Legal Standard Under the FCRA
The Fair Credit Reporting Act (FCRA) aims to promote fair and accurate credit reporting and protect consumer privacy. The Act restricts third parties from accessing consumer credit reports unless there is a permissible purpose as defined by the statute. Specifically, the FCRA allows creditors to obtain credit reports for two primary reasons: first, in connection with a credit transaction involving the consumer, and second, for a legitimate business need related to the consumer's account. The burden of proving that a creditor acted without a permissible purpose rests on the consumer. For a plaintiff to succeed in a claim against a defendant for accessing a credit report impermissibly, they must demonstrate that the defendant acted without a permissible purpose and that such action was willful or negligent.
Court's Reasoning on Permissible Purpose
The court found that the Demays did not adequately allege that Wells Fargo acted without a permissible purpose in obtaining their credit reports. The court reasoned that the FCRA permits creditors to access consumer credit reports for ongoing credit transactions or legitimate business needs.

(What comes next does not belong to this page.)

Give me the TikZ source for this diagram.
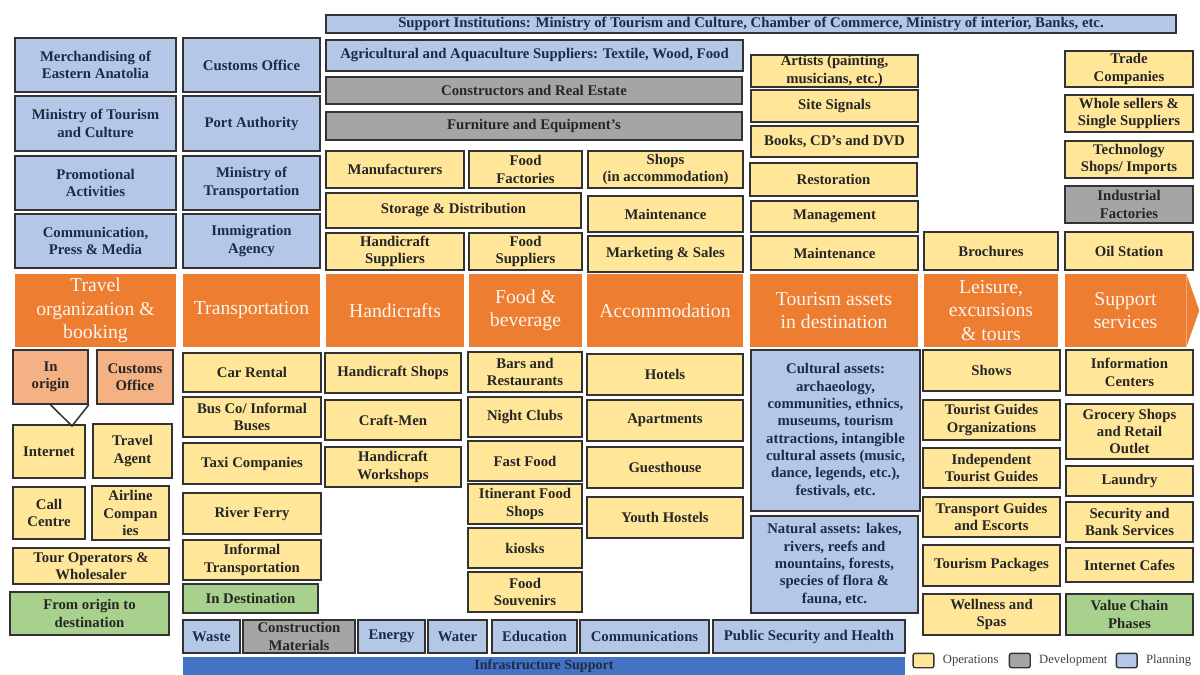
\documentclass[tikz,border=0pt]{standalone}
\usepackage{fontspec}
\setmainfont{Liberation Serif}
\usetikzlibrary{positioning,calc}
\definecolor{opfill}{HTML}{FFE699}
\definecolor{devfill}{HTML}{A5A5A5}
\definecolor{planfill}{HTML}{B4C7E7}
\definecolor{phasefill}{HTML}{A9D18E}
\definecolor{origfill}{HTML}{F4B183}
\definecolor{headfill}{HTML}{ED7D31}
\definecolor{infrafill}{HTML}{4472C4}
\definecolor{navytext}{HTML}{1F2A44}
\begin{document}
\begin{tikzpicture}[x=0.025cm,y=-0.025cm,
  sz/.style 2 args={minimum width=#1*0.025cm,minimum height=#2*0.025cm},
  cell/.style={draw=black!80,line width=1.1pt,inner sep=0pt,align=center,font=\fontsize{10.5}{12.3}\selectfont\bfseries},
  op/.style={cell,fill=opfill,text=black!85},
  dev/.style={cell,fill=devfill,text=black!85},
  plan/.style={cell,fill=planfill,text=navytext},
  phase/.style={cell,fill=phasefill,text=black!85},
  orig/.style={cell,fill=origfill,text=black!85},
  infra/.style={inner sep=0pt,fill=infrafill,text=navytext,font=\fontsize{10}{12}\selectfont\bfseries},
  head/.style={fill=headfill,inner sep=0pt,align=center,text=white!92!headfill,font=\fontsize{14}{16.6}\selectfont},
  legbox/.style={draw=black!80,line width=1pt,rounded corners=1.5pt,minimum width=0.52cm,minimum height=0.36cm,inner sep=0pt},
  legtext/.style={inner sep=0pt,text=black!75,font=\fontsize{9}{10}\selectfont}]
\useasboundingbox (0,0) rectangle (1200,675);
\node[plan,sz={850}{18}] (inst) at (751,24) {Support Institutions: Ministry of Tourism and Culture, Chamber of Commerce, Ministry of interior, Banks, etc.};
% planning columns on the left
\node[plan,sz={161}{54}] (merch) at (95.5,65) {Merchandising of\\Eastern Anatolia};
\node[plan,sz={161}{55}] (mintour) at (95.5,123.5) {Ministry of Tourism\\and Culture};
\node[plan,sz={161}{54}] (promo) at (95.5,183) {Promotional\\Activities};
\node[plan,sz={161}{54}] (press) at (95.5,241) {Communication,\\Press \& Media};
\node[plan,sz={137}{54}] (customs) at (251.5,65) {Customs Office};
\node[plan,sz={137}{55}] (port) at (251.5,123.5) {Port Authority};
\node[plan,sz={137}{54}] (mintrans) at (251.5,183) {Ministry of\\Transportation};
\node[plan,sz={137}{54}] (immig) at (251.5,241) {Immigration\\Agency};
% suppliers
\node[plan,sz={417}{31}] (agri) at (534.5,55.5) {Agricultural and Aquaculture Suppliers: Textile, Wood, Food};
\node[dev,sz={416}{27}] (constr) at (534,90.5) {Constructors and Real Estate};
\node[dev,sz={416}{28}] (furn) at (534,126) {Furniture and Equipment's};
\node[op,sz={138}{37}] (manuf) at (395,169.5) {Manufacturers};
\node[op,sz={113}{37}] (foodfact) at (525.5,169.5) {Food\\Factories};
\node[op,sz={155}{37}] (shops) at (665.5,169.5) {Shops\\(in accommodation)};
\node[op,sz={255}{35}] (storage) at (453.5,210.5) {Storage \& Distribution};
\node[op,sz={155}{36}] (maint) at (665.5,214) {Maintenance};
\node[op,sz={138}{37}] (hcsupp) at (395,251.5) {Handicraft\\Suppliers};
\node[op,sz={113}{37}] (foodsupp) at (525.5,251.5) {Food\\Suppliers};
\node[op,sz={155}{36}] (market) at (665.5,254) {Marketing \& Sales};
\node[op,sz={167}{32}] (artists) at (834.5,71) {Artists (painting,\\musicians, etc.)};
\node[op,sz={167}{32}] (signals) at (834.5,106) {Site Signals};
\node[op,sz={167}{31}] (books) at (834.5,141.5) {Books, CD's and DVD};
\node[op,sz={167}{33}] (restor) at (833.5,179.5) {Restoration};
\node[op,sz={167}{31}] (manage) at (834.5,216.5) {Management};
\node[op,sz={167}{34}] (maintb) at (834.5,253) {Maintenance};
\node[op,sz={134}{38}] (broch) at (991,251) {Brochures};
\node[op,sz={128}{36}] (trade) at (1129,69) {Trade\\Companies};
\node[op,sz={128}{37}] (whole) at (1129,113.5) {Whole sellers \&\\Single Suppliers};
\node[op,sz={128}{37}] (tech) at (1129,159.5) {Technology\\Shops/ Imports};
\node[dev,sz={128}{37}] (indus) at (1129,204.5) {Industrial\\Factories};
\node[op,sz={128}{38}] (oil) at (1129,251) {Oil Station};
% value chain phases
\node[head,sz={161}{73}] (travel) at (95.5,310.5) {Travel\\organization \&\\booking};
\node[head,sz={137}{73}] (transp) at (251.5,310.5) {Transportation};
\node[head,sz={138}{73}] (handi) at (395,310.5) {Handicrafts};
\node[head,sz={113}{73}] (food) at (525.5,310.5) {Food \&\\beverage};
\node[head,sz={156}{73}] (accom) at (665,310.5) {Accommodation};
\node[head,sz={168}{73}] (assets) at (834,310.5) {Tourism assets\\in destination};
\node[head,sz={134}{73}] (leisure) at (991,310.5) {Leisure,\\excursions\\\& tours};
\node[head,sz={121}{73}] (support) at (1125.5,310.5) {Support\\services};
\fill[headfill] (support.north east) -- ($(support.east)+(13,0)$) -- (support.south east) -- cycle;
% operations below the phases
\node[orig,sz={75}{54}] (inorigin) at (50.5,377) {In\\origin};
\node[orig,sz={76}{54}] (customsb) at (135,377) {Customs\\Office};
\node[op,sz={72}{53}] (internet) at (49,451.5) {Internet};
\node[op,sz={79}{54}] (agent) at (132.5,451) {Travel\\Agent};
\node[op,sz={72}{52}] (call) at (49,513) {Call\\Centre};
\node[op,sz={77}{54}] (airline) at (130.5,513) {Airline\\Compan\\ies};
\node[op,sz={156}{36}] (tourop) at (91,566) {Tour Operators \&\\Wholesaler};
\node[phase,sz={159}{43}] (fromorig) at (89.5,613.5) {From origin to\\destination};
\coordinate (tip) at (72,426);
\draw[draw=black!80,line width=1.1pt] (inorigin.south) -- (tip) -- (inorigin.south east);
\node[op,sz={138}{39}] (car) at (252,372.5) {Car Rental};
\node[op,sz={138}{40}] (bus) at (252,417) {Bus Co/ Informal\\Buses};
\node[op,sz={138}{41}] (taxi) at (252,463.5) {Taxi Companies};
\node[op,sz={138}{41}] (ferry) at (252,513.5) {River Ferry};
\node[op,sz={138}{40}] (informal) at (252,560) {Informal\\Transportation};
\node[phase,sz={135}{29}] (indest) at (250.5,598.5) {In Destination};
\node[op,sz={136}{40}] (hcshops) at (393,373) {Handicraft Shops};
\node[op,sz={136}{40}] (craft) at (393,420) {Craft-Men};
\node[op,sz={136}{40}] (hcwork) at (393,467) {Handicraft\\Workshops};
\node[op,sz={114}{40}] (bars) at (525,372) {Bars and\\Restaurants};
\node[op,sz={114}{40}] (night) at (525,417) {Night Clubs};
\node[op,sz={114}{40}] (fast) at (525,461) {Fast Food};
\node[op,sz={114}{40}] (itin) at (525,504) {Itinerant Food\\Shops};
\node[op,sz={114}{40}] (kiosk) at (525,548) {kiosks};
\node[op,sz={114}{40}] (souv) at (525,592) {Food\\Souvenirs};
\node[op,sz={156}{41}] (hotels) at (665,374.5) {Hotels};
\node[op,sz={156}{41}] (apart) at (665,420.5) {Apartments};
\node[op,sz={156}{41}] (guest) at (665,467.5) {Guesthouse};
\node[op,sz={156}{41}] (youth) at (665,517.5) {Youth Hostels};
\node[plan,sz={169}{161}] (cultural) at (835.5,430.5) {Cultural assets:\\archaeology,\\communities, ethnics,\\museums, tourism\\attractions, intangible\\cultural assets (music,\\dance, legends, etc.),\\festivals, etc.};
\node[plan,sz={167}{97}] (natural) at (834.5,564.5) {Natural assets: lakes,\\rivers, reefs and\\mountains, forests,\\species of flora \&\\fauna, etc.};
\node[op,sz={137}{41}] (shows) at (991.5,370.5) {Shows};
\node[op,sz={137}{40}] (guideorg) at (991.5,420) {Tourist Guides\\Organizations};
\node[op,sz={137}{40}] (indep) at (991.5,468) {Independent\\Tourist Guides};
\node[op,sz={137}{40}] (transguide) at (991.5,517) {Transport Guides\\and Escorts};
\node[op,sz={137}{41}] (packages) at (991.5,565.5) {Tourism Packages};
\node[op,sz={137}{41}] (wellness) at (991.5,614.5) {Wellness and\\Spas};
\node[op,sz={127}{45}] (info) at (1129.5,372.5) {Information\\Centers};
\node[op,sz={127}{55}] (grocery) at (1129.5,431.5) {Grocery Shops\\and Retail\\Outlet};
\node[op,sz={127}{30}] (laundry) at (1129.5,481) {Laundry};
\node[op,sz={127}{40}] (security) at (1129.5,522) {Security and\\Bank Services};
\node[op,sz={127}{34}] (cafes) at (1129.5,565) {Internet Cafes};
\node[phase,sz={127}{41}] (phases) at (1129.5,614.5) {Value Chain\\Phases};
% infrastructure
\node[plan,sz={57}{33}] (waste) at (211.5,636.5) {Waste};
\node[dev,sz={112}{33}] (cmat) at (299,636.5) {Construction\\Materials};
\node[plan,sz={67}{33}] (energy) at (391.5,636.5) {Energy};
\node[plan,sz={59}{33}] (water) at (457.5,636.5) {Water};
\node[plan,sz={85}{33}] (edu) at (534.5,636.5) {Education};
\node[plan,sz={129}{33}] (comm) at (644.5,636.5) {Communications};
\node[plan,sz={192}{33}] (health) at (809,636.5) {Public Security and Health};
\node[infra,sz={722}{18}] (infrasup) at (544,666) {Infrastructure Support};
% legend
\node[legbox,fill=opfill] (kop) at (923.5,660.5) {};
\node[legtext,right=2mm of kop] (lop) {Operations};
\node[legbox,fill=devfill,right=2.5mm of lop] (kdev) {};
\node[legtext,right=2mm of kdev] (ldev) {Development};
\node[legbox,fill=planfill,right=2mm of ldev] (kplan) {};
\node[legtext,right=2mm of kplan] (lplan) {Planning};
\end{tikzpicture}
\end{document}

The Demays' mortgage debt was determined to be non-dischargeable under Chapter 13 bankruptcy, indicating that a credit relationship with Wells Fargo still existed when the bank accessed their credit reports. The Demays' assertion that their intended surrender of the property terminated their ownership and liability was rejected, as surrendering property does not equate to transferring legal ownership. Furthermore, the court noted that the Demays did not allege any actions taken by Wells Fargo, such as foreclosure or vacating the property, prior to the request for their credit reports, which further supported the bank’s permissible purpose.
Court's Reasoning on Willfulness and Negligence
The court also found that the Demays failed to adequately allege that Wells Fargo acted willfully or negligently when it obtained their credit reports. To establish a willful violation under the FCRA, a plaintiff must demonstrate that the defendant knowingly or recklessly violated the statute. The court indicated that a violation is considered reckless only if the defendant's interpretation of the FCRA posed a significantly higher risk of error than a mere careless reading. The Demays only provided conclusory allegations regarding Wells Fargo's intent and did not allege any actual damages resulting from the purported negligent conduct. Since the court found no FCRA violation based on the lack of permissible purpose, it deemed it unnecessary to further explore the willfulness or negligence claims.
Conclusion of the Case
The court ultimately granted Wells Fargo's motion to dismiss but allowed the Demays the opportunity to amend their complaint. Despite the deficiencies in their allegations regarding permissible purpose and the lack of willfulness or negligence, the court could not definitively conclude that amending the complaint would be futile at this stage. This decision indicated that the court was open to the possibility that the Demays might be able to present a more compelling case upon re-filing their claims. The ruling underscored the importance of establishing a permissible purpose under the FCRA when creditors access consumer credit reports, particularly in the context of bankruptcy discharges and the nature of the debtor-creditor relationship.